Question

In 2001, the Gallup poll found that $$81 \%$$ of American adults believed that there was a conspiracy in the death of President Kennedy. In 2013 , the Gallup poll asked 1,039 American adults if they believe there was a conspiracy in the assassination, and found that 634 believe there was a conspiracy ("Gallup news service," 2013). Do the data show that the proportion of Americans who believe in this conspiracy has decreased?
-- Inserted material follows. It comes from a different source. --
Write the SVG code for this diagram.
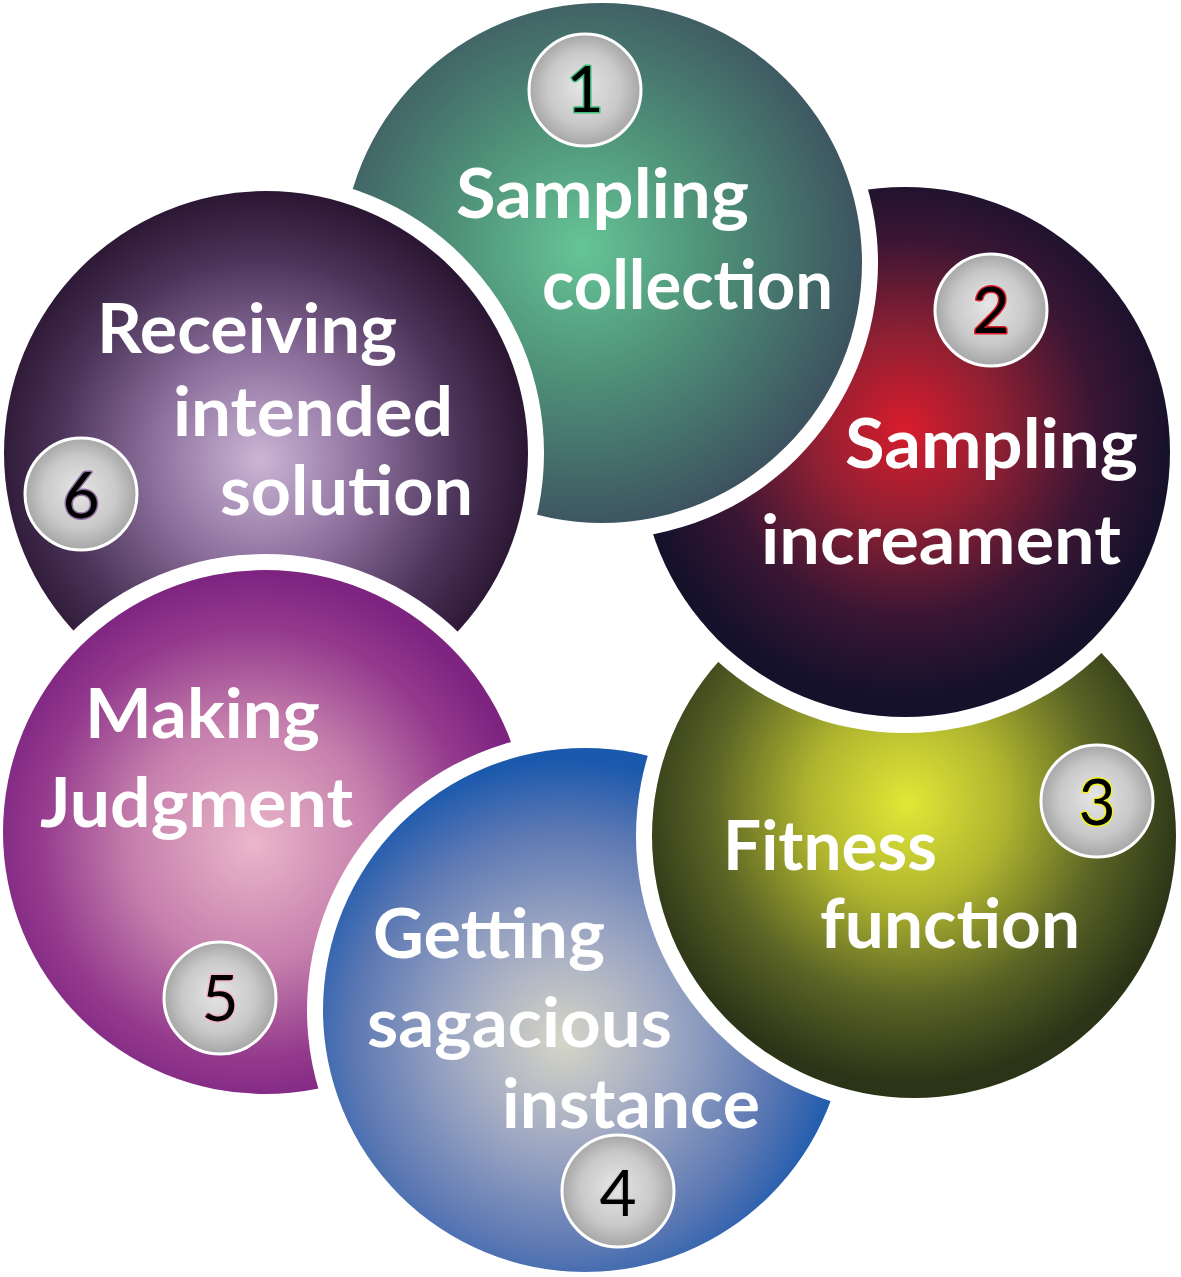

Test at the $$1 \%$$ level.

Answer

**step1 Identify Given Information and Goal**

We are given the proportion of American adults who believed in a conspiracy in President Kennedy's death in 2001, and a sample from 2013. Our goal is to determine if the proportion of belief in this conspiracy has decreased from 2001 to 2013, using a statistical test at a specific level of significance.

Given:
Proportion in 2001 ($$p_0$$) = $$81\% = 0.81$$
Sample size in 2013 ($$n$$) = $$1039$$ American adults
Number of adults in the 2013 sample who believe in the conspiracy ($$x$$) = $$634$$
Significance level ($$\alpha$$) = $$1\% = 0.01$$

**step2 Formulate Hypotheses**

To formally test the claim, we set up two opposing statements called the null hypothesis ($$H_0$$) and the alternative hypothesis ($$H_1$$). The null hypothesis represents the status quo or no change, while the alternative hypothesis represents the claim we are trying to find evidence for.

$$H_0: p \geq p_0$$

This means: The proportion of Americans who believe in the conspiracy in 2013 is greater than or equal to the proportion in 2001 (i.e., it has not decreased).

$$H_1: p < p_0$$

This means: The proportion of Americans who believe in the conspiracy in 2013 is less than the proportion in 2001 (i.e., it has decreased). This is a left-tailed test because we are checking for a decrease.

**step3 Calculate the 2013 Sample Proportion**

First, we need to calculate the observed proportion of American adults in the 2013 sample who believe in the conspiracy. This is found by dividing the number of people who believe by the total number of people surveyed in 2013.

$$\hat{p} = \frac{\text{Number of believers}}{\text{Total sample size}}$$

Substituting the given values:

$$\hat{p} = \frac{634}{1039} \approx 0.6102$$

**step4 Calculate the Test Statistic (Z-score)**

To determine if the observed decrease in proportion is statistically significant or just due to random chance, we calculate a Z-score. The Z-score measures how many standard deviations the sample proportion is away from the hypothesized population proportion ($$p_0$$).

$$Z = \frac{\hat{p} - p_0}{\sqrt{\frac{p_0(1-p_0)}{n}}}$$

Substitute the values calculated or given:

$$Z = \frac{0.6102 - 0.81}{\sqrt{\frac{0.81(1-0.81)}{1039}}}$$

$$Z = \frac{-0.1998}{\sqrt{\frac{0.81 \times 0.19}{1039}}}$$

$$Z = \frac{-0.1998}{\sqrt{\frac{0.1539}{1039}}}$$

$$Z = \frac{-0.1998}{\sqrt{0.000148123}}$$

$$Z \approx \frac{-0.1998}{0.012171}$$

$$Z \approx -16.416$$

**step5 Determine the Critical Value**

For a left-tailed test at a significance level of $$\alpha = 0.01$$, we need to find the critical Z-value from the standard normal distribution table. This value marks the boundary of the rejection region. If our calculated Z-score falls into this region, we reject the null hypothesis.

For a left-tailed test with $$\alpha = 0.01$$, the critical Z-value is approximately:

$$Z_{critical} \approx -2.33$$

**step6 Compare Test Statistic and Critical Value**

Now, we compare our calculated Z-score from Step 4 with the critical Z-value from Step 5.

Calculated Z-score = $$-16.416$$
Critical Z-value = $$-2.33$$

Since the calculated Z-score ( $$-16.416$$ ) is less than the critical Z-value ( $$-2.33$$ ), it falls into the rejection region. Therefore, we reject the null hypothesis ($$H_0$$).

**step7 State the Conclusion**

Based on our statistical analysis, we can draw a conclusion about the proportion of Americans who believe in the conspiracy.

Because we rejected the null hypothesis, there is sufficient statistical evidence at the $$1\%$$ significance level to conclude that the proportion of Americans who believe in a conspiracy in the death of President Kennedy has significantly decreased from 2001 to 2013.